The media is not to be faulted for not getting the criticality of harm prevention when regulators and lawyers do not get it either. The AJC reasonably asked David Vladeck, a very well-intentioned and nice man and the former head of the Federal Trade Commission’s Bureau of Consumer Protection, what he thought. Unfortunately, like the rest of the FTC, Professor Vladeck has not learned enough about harm prevention in breach response. One of the many benefits of the LabMD case’s holding that probability of harm must be shown to meet the first prong of Section 5(n) of the FTC Act — whether it stands now or is upheld by an Article III court later — is that it will force the FTC to distinguish between cases in which harm has been prevented so as to no longer be likely and those in which harm is probable.
We all need to get past our institutional interests — crisis managers’ in crises, media’s in drama, consumer litigators’ in consumer litigation, regulators’ in big issues that expand jurisdiction — in dealing with this and other breaches, to get to our shared interest in protection, and we need to communicate that commitment effectively.
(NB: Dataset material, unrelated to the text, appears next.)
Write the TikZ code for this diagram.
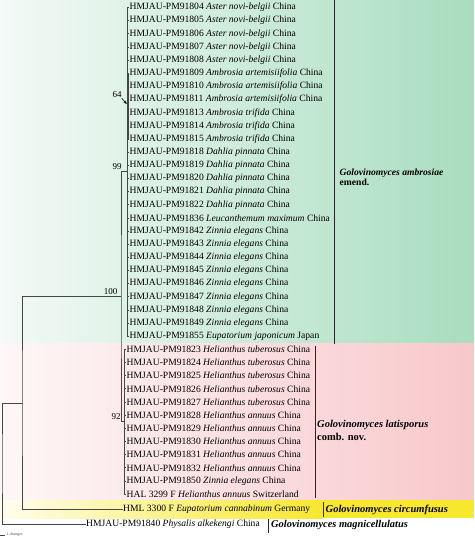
\documentclass[tikz,border=0pt]{standalone}
\usepackage{fontspec}
\setmainfont{Liberation Serif}
\usetikzlibrary{arrows.meta}
\definecolor{grnR}{RGB}{168,221,191}
\definecolor{grnL}{RGB}{244,250,247}
\definecolor{redR}{RGB}{248,200,203}
\definecolor{redL}{RGB}{254,247,247}
\definecolor{yelR}{RGB}{247,231,45}
\definecolor{yelL}{RGB}{255,254,238}
\definecolor{branch}{RGB}{70,70,70}
\begin{document}
\begin{tikzpicture}[x=1pt,y=-1pt,
  leaf/.style={anchor=west,inner sep=0.5pt,font=\fontsize{9.6}{11}\selectfont},
  br/.style={draw=branch,line width=0.8pt},
  cladebar/.style={draw=black!85,line width=0.9pt},
  boot/.style={inner sep=0pt,font=\fontsize{9}{10}\selectfont},
  clab/.style={anchor=west,inner sep=0pt,align=left}]
\useasboundingbox (0,0) rectangle (474,537);
% background bands
\shade[left color=grnL,right color=grnR] (0,0) rectangle (474,343);
\shade[left color=redL,right color=redR] (0,343) rectangle (474,500);
\shade[left color=yelL,right color=yelR] (0,500) rectangle (323,518);
\fill[yelR] (323,500) rectangle (474,518);
% green leaves
\foreach \i/\id/\sp/\ct in {
 0/HMJAU-PM91804/Aster novi-belgii/China,
 1/HMJAU-PM91805/Aster novi-belgii/China,
 2/HMJAU-PM91806/Aster novi-belgii/China,
 3/HMJAU-PM91807/Aster novi-belgii/China,
 4/HMJAU-PM91808/Aster novi-belgii/China,
 5/HMJAU-PM91809/Ambrosia artemisiifolia/China,
 6/HMJAU-PM91810/Ambrosia artemisiifolia/China,
 7/HMJAU-PM91811/Ambrosia artemisiifolia/China,
 8/HMJAU-PM91813/Ambrosia trifida/China,
 9/HMJAU-PM91814/Ambrosia trifida/China,
 10/HMJAU-PM91815/Ambrosia trifida/China,
 11/HMJAU-PM91818/Dahlia pinnata/China,
 12/HMJAU-PM91819/Dahlia pinnata/China,
 13/HMJAU-PM91820/Dahlia pinnata/China,
 14/HMJAU-PM91821/Dahlia pinnata/China,
 15/HMJAU-PM91822/Dahlia pinnata/China,
 16/HMJAU-PM91836/Leucanthemum maximum/China,
 17/HMJAU-PM91842/Zinnia elegans/China,
 18/HMJAU-PM91843/Zinnia elegans/China,
 19/HMJAU-PM91844/Zinnia elegans/China,
 20/HMJAU-PM91845/Zinnia elegans/China,
 21/HMJAU-PM91846/Zinnia elegans/China,
 22/HMJAU-PM91847/Zinnia elegans/China,
 23/HMJAU-PM91848/Zinnia elegans/China,
 24/HMJAU-PM91849/Zinnia elegans/China,
 25/HMJAU-PM91855/Eupatorium japonicum/Japan}{
  \pgfmathsetmacro\yy{7.5+13.15*\i}
  \node[leaf] (l\i) at (129,\yy) {\id\ \textit{\sp} \ct};
}
% red leaves
\foreach \i/\id/\sp/\ct in {
 26/HMJAU-PM91823/Helianthus tuberosus/China,
 27/HMJAU-PM91824/Helianthus tuberosus/China,
 28/HMJAU-PM91825/Helianthus tuberosus/China,
 29/HMJAU-PM91826/Helianthus tuberosus/China,
 30/HMJAU-PM91827/Helianthus tuberosus/China,
 31/HMJAU-PM91828/Helianthus annuus/China,
 32/HMJAU-PM91829/Helianthus annuus/China,
 33/HMJAU-PM91830/Helianthus annuus/China,
 34/HMJAU-PM91831/Helianthus annuus/China,
 35/HMJAU-PM91832/Helianthus annuus/China,
 36/HMJAU-PM91850/Zinnia elegans/China,
 37/HAL 3299 F/Helianthus annuus/Switzerland}{
  \pgfmathsetmacro\yy{7.5+13.15*\i}
  \node[leaf] (l\i) at (126,\yy) {\id\ \textit{\sp} \ct};
}
\node[leaf] (l38) at (122.5,509.5) {HML 3300 F \textit{Eupatorium cannabinum} Germany};
\node[leaf] (l39) at (85.5,524) {HMJAU-PM91840 \textit{Physalis alkekengi} China};
% internal nodes
\coordinate (n99) at (127,171.9);
\coordinate (n64) at (128.4,106.1);
\coordinate (n92) at (124,421.7);
\coordinate (n100) at (121,296.8);
\coordinate (nA) at (22,403.1);
\coordinate (root) at (2,463.5);
% branches
\draw[br] (n99) -| (n100) |- (n92);
\draw[br] (n100) -| (nA) |- (l38.west);
\draw[br] (nA) -| (root) |- (l39.west);
\draw[br] (n99) |- (l0.west);
\draw[br] (n99) |- (l25.west);
\foreach \i in {1,...,4} \draw[br] (n99 |- l\i.west) -- (l\i.west);
\foreach \i in {11,...,24} \draw[br] (n99 |- l\i.west) -- (l\i.west);
\draw[br] (n99 |- n64) -- (n64);
\draw[br] (n64) |- (l5.west);
\draw[br] (n64) |- (l10.west);
\foreach \i in {6,...,9} \draw[br] (n64 |- l\i.west) -- (l\i.west);
\draw[br] (n92) |- (l26.west);
\draw[br] (n92) |- (l37.west);
\foreach \i in {27,...,36} \draw[br] (n92 |- l\i.west) -- (l\i.west);
% support values
\node[boot] (b64) at (117,95) {64};
\coordinate (a64) at (126.8,104);
\draw[line width=0.6pt,-{Stealth[length=3.5pt,width=3pt]}] (b64.south east) -- (a64);
\node[boot] (b99) at (117,167) {99};
\node[boot] (b100) at (110.5,292) {100};
\node[boot] (b92) at (116,417) {92};
% clade bars
\draw[cladebar] (334,0) -- (334,344);
\draw[cladebar] (315,346) -- (315,498);
\draw[cladebar] (323,502) -- (323,517);
\draw[cladebar] (268,519) -- (268,533);
% clade labels
\node[clab,font=\bfseries\fontsize{9.6}{10.5}\selectfont] (cA) at (339.5,177.3) {\textit{Golovinomyces ambrosiae}\\emend.};
\node[clab,font=\bfseries\fontsize{10.5}{12.5}\selectfont] (cL) at (317,430.5) {\textit{Golovinomyces latisporus}\\comb. nov.};
\node[clab,font=\bfseries\itshape\fontsize{10.5}{12}\selectfont] (cC) at (325.5,509.5) {Golovinomyces circumfusus};
\node[clab,font=\bfseries\itshape\fontsize{10.4}{12}\selectfont] (cM) at (271,525.5) {Golovinomyces magnicellulatus};
% scale bar
\coordinate (s0) at (0,535);
\coordinate (s1) at (5,535);
\draw[line width=0.5pt,draw=branch] (s0) -- (s1);
\node[anchor=west,inner sep=0pt,text=black!70,font=\fontsize{4}{4}\selectfont] (sl) at (6.5,535) {1 changes};
\end{tikzpicture}
\end{document}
This is a breach in which prevention of the harm through effective response — in a way that saves the citizens endless worry and the State tens of millions of dollars in credit monitoring and more in lawsuit defense — should be or should have been truly easy. And that will only work if the State does what it can to ascertain that the SPI was never and will never be misused, and then stops talking about clerical errors and punishing underlings, and starts sounding like it is going to do everything in its power to prevent harm from its careless mistake and prevent that mistake from ever happening again.
Epilogue: After this post was published, Georgia confirmed receipt, non-use, non-copying and non-dissemination of all the discs, and sent that message of protection. So drop the stupid lawsuits and regulatory hysteria; Georgia is nobody’s fool!